The historic rookie season of Pete Alonso almost seemed to have no limits. The decision to bring Alonso to Queens after Spring Training was perhaps the best single move made by the front office this past season. Let’s see, he broke the Mets rookie and single-season home run records, was selected to the All Star Game where he won the home run derby, and claimed the title of MLB record holder for home runs in a rookie season – all of which led to a pile of post-season hardware, the most important being named Rookie of the Year. Alonso’s success came from phenomenal long-ball power, so I wanted to look into the 53 home runs and see what details, if any, could be learned about the slugger beyond face value. Are there obvious location strengths or holes in pitch location? Righty versus lefty pitching? Time of year? Let’s find out.

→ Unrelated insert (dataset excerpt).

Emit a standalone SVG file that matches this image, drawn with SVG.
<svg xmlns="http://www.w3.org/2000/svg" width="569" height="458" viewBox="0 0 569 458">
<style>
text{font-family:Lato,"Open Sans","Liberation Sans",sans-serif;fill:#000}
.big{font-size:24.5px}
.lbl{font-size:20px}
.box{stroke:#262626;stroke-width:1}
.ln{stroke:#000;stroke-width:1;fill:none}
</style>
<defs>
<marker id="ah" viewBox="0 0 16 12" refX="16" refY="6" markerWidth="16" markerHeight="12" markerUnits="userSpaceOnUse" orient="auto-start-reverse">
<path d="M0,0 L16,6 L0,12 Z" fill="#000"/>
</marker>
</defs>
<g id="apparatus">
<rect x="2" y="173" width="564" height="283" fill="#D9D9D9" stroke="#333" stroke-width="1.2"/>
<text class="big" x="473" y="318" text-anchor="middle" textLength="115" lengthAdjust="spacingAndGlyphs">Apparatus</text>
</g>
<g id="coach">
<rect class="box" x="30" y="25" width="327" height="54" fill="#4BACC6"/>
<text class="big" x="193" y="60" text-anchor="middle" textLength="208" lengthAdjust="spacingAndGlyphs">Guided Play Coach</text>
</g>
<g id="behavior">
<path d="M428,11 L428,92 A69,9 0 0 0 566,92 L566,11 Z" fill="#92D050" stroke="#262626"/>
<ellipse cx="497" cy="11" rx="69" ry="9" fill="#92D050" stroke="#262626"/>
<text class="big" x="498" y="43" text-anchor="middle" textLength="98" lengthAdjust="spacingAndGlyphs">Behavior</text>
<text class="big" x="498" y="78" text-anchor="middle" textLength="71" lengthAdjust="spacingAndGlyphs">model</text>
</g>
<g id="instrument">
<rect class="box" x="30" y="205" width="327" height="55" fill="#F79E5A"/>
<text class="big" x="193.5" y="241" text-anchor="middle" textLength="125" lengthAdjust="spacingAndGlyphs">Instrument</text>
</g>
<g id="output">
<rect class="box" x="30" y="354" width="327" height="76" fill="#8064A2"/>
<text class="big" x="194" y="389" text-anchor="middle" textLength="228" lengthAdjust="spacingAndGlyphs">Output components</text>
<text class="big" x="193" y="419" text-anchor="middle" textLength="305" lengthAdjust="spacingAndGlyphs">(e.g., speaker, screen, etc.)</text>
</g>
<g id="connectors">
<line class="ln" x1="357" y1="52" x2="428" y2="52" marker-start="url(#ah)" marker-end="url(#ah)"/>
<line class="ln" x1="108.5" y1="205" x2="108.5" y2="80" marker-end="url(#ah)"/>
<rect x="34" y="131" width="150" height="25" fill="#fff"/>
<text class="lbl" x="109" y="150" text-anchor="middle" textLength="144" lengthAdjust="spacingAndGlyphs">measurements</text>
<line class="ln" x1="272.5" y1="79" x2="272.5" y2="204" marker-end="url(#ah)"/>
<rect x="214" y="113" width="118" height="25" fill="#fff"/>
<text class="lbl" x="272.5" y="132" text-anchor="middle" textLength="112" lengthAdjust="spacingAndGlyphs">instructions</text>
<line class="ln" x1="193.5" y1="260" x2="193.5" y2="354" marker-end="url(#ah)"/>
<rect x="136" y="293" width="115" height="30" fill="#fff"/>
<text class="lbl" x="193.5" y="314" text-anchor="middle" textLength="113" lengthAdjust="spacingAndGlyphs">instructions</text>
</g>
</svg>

The first part of this appraisal was to re-watch (at least five times) every full at bat when a homer occurred and chart the pitch sequence as best as possible given limitations of an off-center outfield camera. I used the SNY feed for every home run except where one did not exist. The data were visually plotted in the standard 3×3 location matrix, but then reduced to five locations instead of nine: most fans can see the middle-middle part of the zone pretty well, so I used that field and from there inner-and-outer zones and upper-and-lower zones providing 4 quadrants around “center cut” locations. I recorded the pitch type (fastball or off speed), pitching hand (L/R), and inning. Home runs were charted individually and then grouped by month, which provides enough data for each segment, and still gives six looks across a season.

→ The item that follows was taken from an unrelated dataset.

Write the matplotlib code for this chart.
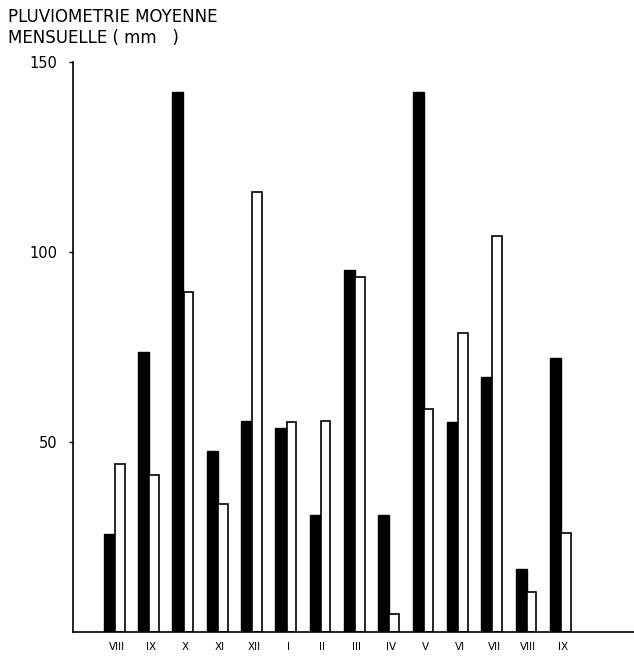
import numpy as np
import matplotlib
matplotlib.use('Agg')
from matplotlib import pyplot as plt

months = ['VIII', 'IX', 'X', 'XI', 'XII', 'I', 'II', 'III', 'IV', 'V', 'VI', 'VII', 'VIII', 'IX']
black_vals = [25.8, 73.7, 142, 47.6, 55.5, 53.7, 30.8, 95.3, 30.8, 142, 55.3, 67.1, 16.6, 72.1]
white_vals = [44.2, 41.3, 89.5, 33.7, 115.8, 55.3, 55.5, 93.4, 4.7, 58.7, 78.7, 104.2, 10.5, 26.0]

fig = plt.figure(figsize=(6.34, 6.57), dpi=100)
ax = fig.add_axes([0.115, 0.038, 0.885, 0.8676])

x = np.arange(len(months))
ax.bar(x - 0.16, black_vals, width=0.32, color='black', edgecolor='black', linewidth=1)
ax.bar(x + 0.145, white_vals, width=0.28, color='white', edgecolor='black', linewidth=1.2)

ax.set_xlim(-1.22, 15.13)
ax.set_ylim(0, 150)
ax.set_yticks([50, 100, 150])
ax.set_yticklabels(['50', '100', '150'], fontsize=10.5)
ax.set_xticks(x + 0.05)
ax.set_xticklabels(months, fontsize=7.5)
ax.tick_params(axis='x', length=0, pad=7)
ax.tick_params(axis='y', length=3, width=1, pad=8)

for s in ['top', 'right']:
	ax.spines[s].set_visible(False)
ax.spines['left'].set_linewidth(1.2)
ax.spines['bottom'].set_linewidth(1.2)

fig.text(0.013, 0.974, 'PLUVIOMETRIE MOYENNE', fontsize=12, va='center', ha='left')
fig.text(0.013, 0.942, 'MENSUELLE ( mm   )', fontsize=12, va='center', ha='left')

fig.savefig('out.png', dpi=100)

Most players have a sweet spot or pitch preference or some combination where they have a lot of comfort and so are proficient at hammering the ball, a trait that should be reasonably projected for Alonso. Before getting to the pitch location details, some basic things are worth noting. Thirty-nine of the home runs came against right-handed pitchers, leaving 14 coming against lefty pitching. Rather than a preference to crush RHP, this more likely represents facing more righties than anything else. As far as pitch selection goes, 60 % came from fast balls and 40 % came off of off-speed pitches. Alonso does not seem to care about who he faces or what pitch is coming at him. Talk about an offensive threat.
Assessing the pitch locations as a whole, that is looking at all 53 home runs in one plot showing middle-middle, upper-outer, upper-inner, lower-outer, and lower-inner reveals that not only does Alonso not show a preference for pitch type or delivery hand, he is phenomenal at covering the plate. To my surprise, Alonso homered in the middle-middle (30 %), upper-outer (30 %), and lower-outer (26 %) with pretty much equal devastation, with the remainder coming from the inner half. In all 53 at bats, the overall pitching strategy was to pitch Alonso away, and more down than up.

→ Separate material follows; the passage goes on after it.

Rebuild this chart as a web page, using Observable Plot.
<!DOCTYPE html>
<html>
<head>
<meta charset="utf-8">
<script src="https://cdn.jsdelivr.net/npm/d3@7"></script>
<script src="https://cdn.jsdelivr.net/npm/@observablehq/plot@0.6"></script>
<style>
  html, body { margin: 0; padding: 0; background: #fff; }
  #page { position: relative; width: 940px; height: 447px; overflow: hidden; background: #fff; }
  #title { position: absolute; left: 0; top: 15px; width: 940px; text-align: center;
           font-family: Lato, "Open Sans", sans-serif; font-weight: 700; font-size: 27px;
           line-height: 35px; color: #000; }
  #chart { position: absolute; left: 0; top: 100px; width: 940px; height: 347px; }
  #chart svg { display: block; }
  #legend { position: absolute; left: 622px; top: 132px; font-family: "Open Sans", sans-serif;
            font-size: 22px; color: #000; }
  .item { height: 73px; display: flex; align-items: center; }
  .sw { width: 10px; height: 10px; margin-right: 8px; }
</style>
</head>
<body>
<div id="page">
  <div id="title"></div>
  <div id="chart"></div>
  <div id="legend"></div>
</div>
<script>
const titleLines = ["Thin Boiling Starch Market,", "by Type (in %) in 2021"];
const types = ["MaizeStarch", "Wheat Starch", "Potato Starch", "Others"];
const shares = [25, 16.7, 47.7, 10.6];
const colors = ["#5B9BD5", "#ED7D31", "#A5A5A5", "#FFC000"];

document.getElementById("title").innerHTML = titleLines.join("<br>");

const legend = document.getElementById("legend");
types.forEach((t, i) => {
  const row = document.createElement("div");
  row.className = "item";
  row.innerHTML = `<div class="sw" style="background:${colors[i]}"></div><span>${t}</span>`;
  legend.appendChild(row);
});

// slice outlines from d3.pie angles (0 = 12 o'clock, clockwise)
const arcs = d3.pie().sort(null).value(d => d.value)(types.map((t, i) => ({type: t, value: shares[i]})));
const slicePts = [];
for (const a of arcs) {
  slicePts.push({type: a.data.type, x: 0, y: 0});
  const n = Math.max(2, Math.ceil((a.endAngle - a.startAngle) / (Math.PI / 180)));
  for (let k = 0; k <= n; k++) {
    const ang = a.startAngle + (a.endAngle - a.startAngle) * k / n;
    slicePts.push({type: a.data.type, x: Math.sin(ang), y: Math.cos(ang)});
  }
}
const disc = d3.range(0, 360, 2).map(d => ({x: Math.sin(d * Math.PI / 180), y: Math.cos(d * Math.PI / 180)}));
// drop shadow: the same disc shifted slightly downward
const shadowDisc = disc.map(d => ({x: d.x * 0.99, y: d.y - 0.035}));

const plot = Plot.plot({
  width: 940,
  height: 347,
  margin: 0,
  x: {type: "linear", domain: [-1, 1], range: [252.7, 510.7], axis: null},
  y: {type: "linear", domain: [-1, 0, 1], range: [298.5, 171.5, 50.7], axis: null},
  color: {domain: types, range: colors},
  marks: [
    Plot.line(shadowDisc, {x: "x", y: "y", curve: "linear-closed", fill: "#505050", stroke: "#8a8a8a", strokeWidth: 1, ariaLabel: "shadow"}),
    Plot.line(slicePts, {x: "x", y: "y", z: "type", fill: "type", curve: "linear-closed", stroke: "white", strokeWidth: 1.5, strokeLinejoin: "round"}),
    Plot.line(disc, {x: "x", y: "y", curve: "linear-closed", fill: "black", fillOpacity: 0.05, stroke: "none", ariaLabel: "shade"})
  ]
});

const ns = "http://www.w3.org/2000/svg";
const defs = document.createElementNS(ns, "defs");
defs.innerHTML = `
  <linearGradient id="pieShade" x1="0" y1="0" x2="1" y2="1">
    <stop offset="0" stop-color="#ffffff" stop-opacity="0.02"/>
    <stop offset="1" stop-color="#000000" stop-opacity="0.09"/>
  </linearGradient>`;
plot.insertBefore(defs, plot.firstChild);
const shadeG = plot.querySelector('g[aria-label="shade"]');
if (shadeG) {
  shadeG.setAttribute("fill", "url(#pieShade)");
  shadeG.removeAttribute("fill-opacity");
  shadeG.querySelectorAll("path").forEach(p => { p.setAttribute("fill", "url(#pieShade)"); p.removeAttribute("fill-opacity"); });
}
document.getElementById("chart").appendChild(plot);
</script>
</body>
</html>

What approaches were pitchers taking, and is there anything opposing arms might use to get more success in 2020? One thing in the data is clear, Alonso crushed 32 homers (60%) seeing fewer than four pitches, so not much of an approach exists for those. Attacking a batter up with speed is certainly a modern approach to exposing batters prone to eye-level changes, but Alonso is a monster up in the zone, with the majority of fastball homers coming middle and up. Breaking pitches low in the zone and away is another common pitching tactic, although Alonso hit 55% of his off-speed pitches low and away. Alonso’s capacity to cover everything on the outer half, with fastballs or off-speed pitches only adds to his advanced hitting skills.
Given the amazingly comprehensive hitting approach Alonso shows in the home-run-hitting at bats, it seemed reasonable to appraise his consistency across the season and to explore if the home runs came in certain innings. In April, Alonso capitalized on apparently weaker relief pitchers to start his epic run by hitting quite a few late in games, but that was an anomaly. By inning, he hit the most in the first, the fewest in the second and third (as expected giving batting order), then hit them pretty evenly in the fourth through ninth. As far as the season goes, Alonso averaged 8.8 (+/- 1.6) home runs per month, with July really his only departure from the standard deviation; that is not a surprise given the All Star Break and the Home Run Derby blow out.
The data from this season demonstrate that Alonso is much more than a guy who runs mistake pitches out of the park. In virtually all respects of his hitting approach, he could easily be labeled “Mr. Consistency,” not prone to wild streaks like we see with Michael Conforto. Even with the strikeouts, Alonso has a solid eye for the whole strike zone, and capacity to put damage on a ball anywhere in the zone. Sure he hits a lot of home runs, but what the data show is a complete offensive threat that Mets fans should enjoy for a good long time.
Looking to pitchers for next season, it would be hard to offer a plan for succeeding against Alonso. He hit the fewest number of home runs on the inner half, so maybe that’s a plan, but any mistake will have a certain outcome for sure. That Alonso is hunting for good pitches in any count and commonly capitalizes early on, one approach may be to offer him more pitches with the hope of expanding his zone significantly, but refusing to fall behind and serve up the middle-middle pitch for which he is waiting.